Impact of Uncompleted Repairs
The court noted that several key repairs listed in Exhibit B were never completed, which was a crucial factor in determining the defendants' alleged default. The failure to complete the repairs raised questions about whether the defendants were, in fact, in default for not making rental payments. If the locomotives were not operable due to Canada Southern's failure to fulfill its repair obligations, then the defendants might have a valid defense against the claim of default. The ambiguity in the lease regarding repair responsibilities made it impossible for the court to conclude, as a matter of law, that Canada Southern was entitled to summary judgment. The court's inability to definitively resolve this matter underscored the necessity of a trial to explore the intentions of the parties and the factual circumstances surrounding the lease.

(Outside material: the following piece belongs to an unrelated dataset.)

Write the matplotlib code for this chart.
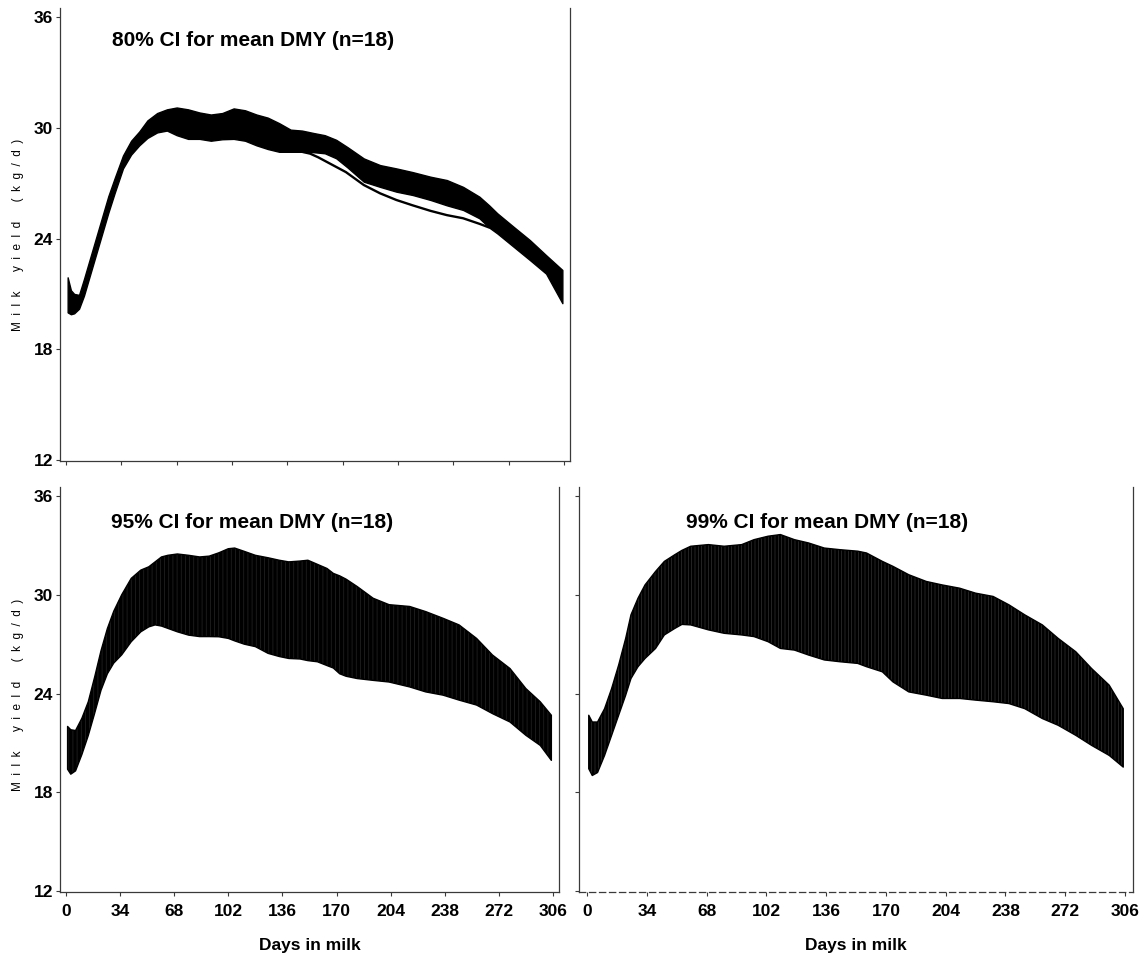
import matplotlib
matplotlib.use("Agg")
import matplotlib.pyplot as plt

plt.rcParams['font.family'] = ['Liberation Sans', 'DejaVu Sans']
plt.rcParams['hatch.linewidth'] = 0.5

# ---- 80% confidence band for mean daily milk yield ----
days_80 = [1, 3, 5, 8, 11, 14, 18, 22, 26, 30, 35, 40, 45, 50, 56, 62, 68, 75, 82, 89,
           96, 103, 110, 117, 124, 131, 138, 145, 152, 159, 166, 173, 183, 193, 203, 213,
           224, 234, 244, 254, 260, 265, 275, 285, 295, 305]
hi_80 = [21.9, 21.2, 21.0, 20.95, 21.8, 22.7, 23.9, 25.1, 26.3, 27.3, 28.5, 29.3, 29.8, 30.4,
         30.8, 31.0, 31.1, 31.0, 30.83, 30.72, 30.8, 31.05, 30.95, 30.72, 30.55, 30.25, 29.9,
         29.85, 29.72, 29.6, 29.35, 28.95, 28.34, 27.98, 27.8, 27.6, 27.35, 27.17, 26.8, 26.27,
         25.8, 25.37, 24.64, 23.92, 23.1, 22.3]
lo_80 = [20.0, 19.9, 19.95, 20.2, 20.9, 21.8, 23.0, 24.2, 25.4, 26.5, 27.8, 28.55, 29.05, 29.45,
         29.75, 29.85, 29.6, 29.4, 29.4, 29.3, 29.38, 29.4, 29.3, 29.05, 28.85, 28.7, 28.7,
         28.7, 28.68, 28.62, 28.35, 27.85, 27.08, 26.8, 26.54, 26.36, 26.09, 25.8, 25.55, 25.1,
         24.6, 24.28, 23.56, 22.84, 22.1, 20.5]
line_days_80 = [145, 150, 155, 162, 172, 183, 193, 203, 213, 224, 234, 244, 254, 260]
line_80 = [28.7, 28.6, 28.4, 28.07, 27.6, 26.9, 26.45, 26.09, 25.8, 25.5, 25.27, 25.1, 24.8, 24.6]

# ---- 95% confidence band ----
days_95 = [1, 3, 6, 10, 14, 18, 22, 26, 30, 35, 41, 47, 52, 56, 60, 64, 70, 77, 84, 90,
           96, 102, 106, 112, 119, 127, 134, 140, 147, 152, 158, 164, 168, 172, 176, 183,
           193, 203, 216, 226, 237, 247, 258, 268, 279, 289, 298, 305]
hi_95 = [22.0, 21.8, 21.75, 22.5, 23.5, 25.0, 26.6, 27.95, 29.0, 30.0, 31.0, 31.5, 31.7, 32.0,
         32.3, 32.4, 32.48, 32.4, 32.3, 32.35, 32.55, 32.8, 32.84, 32.64, 32.4, 32.25, 32.1,
         32.0, 32.05, 32.1, 31.85, 31.6, 31.3, 31.15, 30.95, 30.5, 29.79, 29.4, 29.29, 28.98,
         28.57, 28.17, 27.35, 26.34, 25.52, 24.3, 23.5, 22.68]
lo_95 = [19.4, 19.1, 19.3, 20.3, 21.45, 22.8, 24.2, 25.2, 25.85, 26.35, 27.15, 27.75, 28.05,
         28.17, 28.1, 27.96, 27.75, 27.55, 27.46, 27.46, 27.45, 27.35, 27.2, 27.0, 26.85, 26.44,
         26.25, 26.13, 26.1, 26.0, 25.93, 25.7, 25.55, 25.2, 25.05, 24.91, 24.8, 24.7, 24.4,
         24.1, 23.9, 23.6, 23.3, 22.78, 22.27, 21.46, 20.85, 19.94]

# ---- 99% confidence band ----
days_99 = [1, 3, 6, 10, 14, 18, 22, 25, 29, 33, 39, 44, 50, 54, 59, 69, 78, 88, 95, 103,
           110, 118, 126, 135, 144, 154, 159, 168, 174, 183, 193, 202, 212, 221, 231, 240,
           249, 259, 268, 278, 287, 297, 305]
hi_99 = [22.68, 22.27, 22.27, 23.08, 24.3, 25.73, 27.35, 28.78, 29.79, 30.6, 31.42, 32.03,
         32.44, 32.7, 32.95, 33.05, 32.95, 33.05, 33.35, 33.56, 33.66, 33.35, 33.15, 32.84,
         32.74, 32.65, 32.54, 32.03, 31.73, 31.22, 30.81, 30.6, 30.4, 30.1, 29.9, 29.39, 28.78,
         28.17, 27.35, 26.54, 25.52, 24.51, 23.08]
lo_99 = [19.43, 19.02, 19.2, 20.24, 21.46, 22.68, 23.9, 24.91, 25.63, 26.13, 26.74, 27.56,
         27.96, 28.2, 28.17, 27.87, 27.66, 27.56, 27.46, 27.15, 26.74, 26.64, 26.34, 26.04,
         25.93, 25.83, 25.63, 25.32, 24.71, 24.1, 23.9, 23.7, 23.7, 23.6, 23.5, 23.39, 23.08,
         22.48, 22.07, 21.46, 20.85, 20.24, 19.53]

x_ticks = [0, 34, 68, 102, 136, 170, 204, 238, 272, 306]
y_ticks = [12, 18, 24, 30, 36]
titles = ["80% CI for mean DMY (n=18)", "95% CI for mean DMY (n=18)", "99% CI for mean DMY (n=18)"]
x_label = "Days in milk"
y_label = "M  i  l  k      y  i  e  l  d      (  k  g  /  d  )"

W, H = 1148, 966
fig = plt.figure(figsize=(W / 100, H / 100), dpi=100)


def px_axes(left, top, right, bottom):
    return fig.add_axes([left / W, 1 - bottom / H, (right - left) / W, (bottom - top) / H])


def style(ax, xlim, ylim, show_xlabels, show_ylabels):
    ax.set_xlim(*xlim)
    ax.set_ylim(*ylim)
    ax.set_xticks(x_ticks)
    ax.set_yticks(y_ticks)
    ax.spines['top'].set_visible(False)
    for s in ('left', 'right', 'bottom'):
        ax.spines[s].set_linewidth(0.9)
        ax.spines[s].set_color('#3a3a3a')
    ax.tick_params(axis='both', direction='out', length=3, width=0.8, color='#3a3a3a')
    ax.tick_params(axis='x', pad=6, labelsize=12.5, labelbottom=show_xlabels)
    ax.tick_params(axis='y', pad=2, labelsize=12.5, labelleft=show_ylabels)
    for lab in ax.get_xticklabels() + ax.get_yticklabels():
        lab.set_fontweight('bold')


# top-left: 80% band
ax1 = px_axes(60, 8, 570, 461)
ax1.fill_between(days_80, lo_80, hi_80, facecolor='black', edgecolor='black', linewidth=1.0)
ax1.plot(line_days_80, line_80, color='black', linewidth=1.7, solid_capstyle='round')
style(ax1, (-3.7, 309.7), (11.95, 36.49), False, True)

# bottom-left: 95% band
ax2 = px_axes(60, 487, 559, 892)
ax2.fill_between(days_95, lo_95, hi_95, facecolor='black', edgecolor='#262626', linewidth=0,
                 hatch='||||')
ax2.fill_between(days_95, lo_95, hi_95, facecolor='none', edgecolor='black', linewidth=1.0)
style(ax2, (-3.77, 309.8), (11.94, 36.55), True, True)
ax2.set_xlabel(x_label, fontsize=12.5, fontweight='bold', labelpad=13)

# bottom-right: 99% band
ax3 = px_axes(579, 487, 1133, 892)
ax3.fill_between(days_99, lo_99, hi_99, facecolor='black', edgecolor='#333333', linewidth=0,
                 hatch='|||||')
ax3.fill_between(days_99, lo_99, hi_99, facecolor='none', edgecolor='black', linewidth=1.0)
style(ax3, (-4.55, 310.55), (11.94, 36.55), True, False)
ax3.spines['bottom'].set_linestyle((0, (5, 3)))
ax3.set_xlabel(x_label, fontsize=12.5, fontweight='bold', labelpad=13)

# panel titles
fig.text(112 / W, 1 - 40 / H, titles[0], fontsize=15, fontweight='bold', ha='left', va='center')
fig.text(111 / W, 1 - 523 / H, titles[1], fontsize=15, fontweight='bold', ha='left', va='center')
fig.text(686 / W, 1 - 523 / H, titles[2], fontsize=15, fontweight='bold', ha='left', va='center')

# y-axis labels
fig.text(18 / W, 1 - 235 / H, y_label, fontsize=8.5, rotation=90, ha='center', va='center')
fig.text(18 / W, 1 - 695 / H, y_label, fontsize=8.5, rotation=90, ha='center', va='center')

fig.savefig("out.png", dpi=100, facecolor='white')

Conclusion on Summary Judgment
Ultimately, the court denied Canada Southern's motion for summary judgment due to the ambiguous nature of the lease and the unresolved factual issues concerning the parties' responsibilities. The ambiguity indicated that it was essential to gather more evidence to clarify the intentions and obligations of both parties under the lease agreement. The court emphasized that without a clear understanding of who was responsible for the necessary repairs, it could not determine whether the defendants were in default. As a result, the court scheduled a trial to resolve these critical issues, allowing both parties to present their evidence and arguments regarding the lease and its implications. This decision highlighted the importance of clarity in contractual agreements and the potential complications that can arise from ambiguous language.